--- WRITTEN PROBLEM ---
Give, as a bare number, the count of lines that contain the word "this".

--- EXCERPTED DATA ---
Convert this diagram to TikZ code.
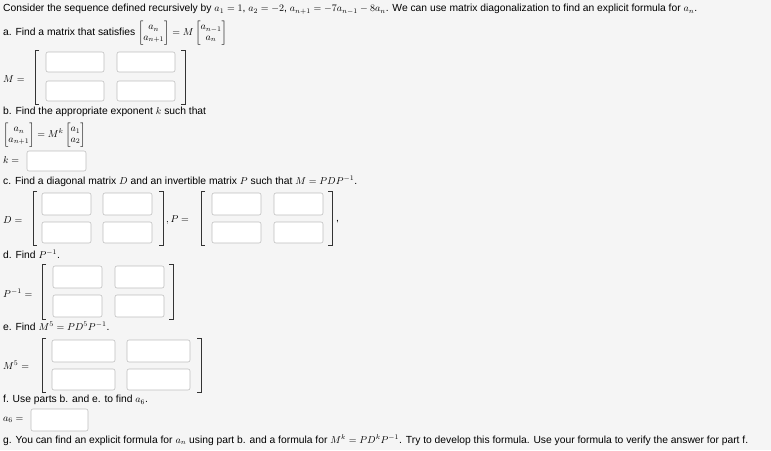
\documentclass[tikz,border=0pt]{standalone}
\usepackage{amsmath}
\usepackage{fontspec}
\setmainfont{Liberation Sans}
\begin{document}
\begin{tikzpicture}[x=1pt,y=-1pt,
  txt/.style={anchor=west,inner sep=0pt,font=\fontsize{10.3}{12}\selectfont},
  ibox/.style={draw=black!25,fill=white,rounded corners=2pt,line width=0.6pt},
  brk/.style={line width=0.8pt,black!80}]
\fill[black!4] (0,0) rectangle (771,450);
\useasboundingbox (0,0) rectangle (771,450);
\node[txt] (l1) at (3,9) {Consider the sequence defined recursively by $a_1=1$, $a_2=-2$, $a_{n+1}=-7a_{n-1}-8a_n$. We can use matrix diagonalization to find an explicit formula for $a_n$.};
\node[txt] (la) at (3,33) {a. Find a matrix that satisfies $\renewcommand\arraystretch{0.85}\begin{bmatrix}a_n\\a_{n+1}\end{bmatrix}=M\begin{bmatrix}a_{n-1}\\a_n\end{bmatrix}$};
% M
\node[txt] (mlab) at (3,79) {$M=$};
\newcommand\mybrk[4]{% x1,x2,ytop,ybot
  \draw[brk] (#1+4,#3)--(#1,#3)--(#1,#4)--(#1+4,#4);
  \draw[brk] (#2-4,#3)--(#2,#3)--(#2,#4)--(#2-4,#4);}
\mybrk{35}{185}{50}{104}
\draw[ibox] (46,52) rectangle (104,72); \draw[ibox] (117,52) rectangle (175,72);
\draw[ibox] (46,81) rectangle (104,101); \draw[ibox] (117,81) rectangle (175,101);
\node[txt] (lb) at (3,112) {b. Find the appropriate exponent $k$ such that};
\node[txt] (lb2) at (3,135) {$\renewcommand\arraystretch{0.85}\begin{bmatrix}a_n\\a_{n+1}\end{bmatrix}=M^k\begin{bmatrix}a_1\\a_2\end{bmatrix}$};
\node[txt] (klab) at (3,160) {$k=$};
\draw[ibox] (27,151) rectangle (86,171);
\node[txt] (lc) at (3,181) {c. Find a diagonal matrix $D$ and an invertible matrix $P$ such that $M=PDP^{-1}$.};
\node[txt] (dlab) at (3,220) {$D=$};
\mybrk{33}{163}{191}{245}
\draw[ibox] (42,193) rectangle (91,215); \draw[ibox] (103,193) rectangle (152,215);
\draw[ibox] (42,222) rectangle (91,243); \draw[ibox] (103,222) rectangle (152,243);
\node[txt] (plab) at (166,220) {$,P=$};
\mybrk{201}{332}{191}{245}
\draw[ibox] (212,193) rectangle (261,215); \draw[ibox] (274,193) rectangle (323,215);
\draw[ibox] (212,222) rectangle (261,243); \draw[ibox] (274,222) rectangle (323,243);
\node[txt] (pcomma) at (336,222) {,};
\node[txt] (ld) at (3,254) {d. Find $P^{-1}$.};
\node[txt] (pilab) at (3,293) {$P^{-1}=$};
\mybrk{42}{173}{264}{319}
\draw[ibox] (53,266) rectangle (102,288); \draw[ibox] (115,266) rectangle (164,288);
\draw[ibox] (53,295) rectangle (102,317); \draw[ibox] (115,295) rectangle (164,317);
\node[txt] (le) at (3,326) {e. Find $M^5=PD^5P^{-1}$.};
\node[txt] (m5lab) at (3,365) {$M^5=$};
\mybrk{42}{201}{338}{392}
\draw[ibox] (52,340) rectangle (115,362); \draw[ibox] (127,340) rectangle (190,362);
\draw[ibox] (52,369) rectangle (115,390); \draw[ibox] (127,369) rectangle (190,390);
\node[txt] (lf) at (3,400) {f. Use parts b. and e. to find $a_6$.};
\node[txt] (a6lab) at (3,420) {$a_6=$};
\draw[ibox] (31,409) rectangle (88,431);
\node[txt] (lg) at (3,440) {g. You can find an explicit formula for $a_n$ using part b. and a formula for $M^k=PD^kP^{-1}$. Try to develop this formula. Use your formula to verify the answer for part f.};
\end{tikzpicture}
\end{document}
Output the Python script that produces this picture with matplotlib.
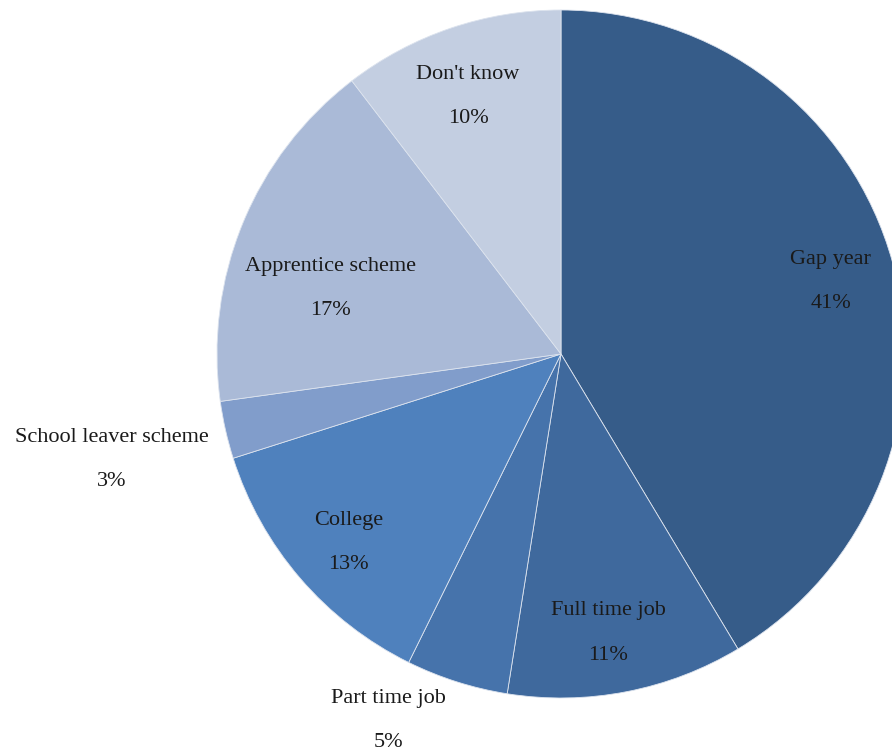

--- WRITTEN SOLUTION ---
3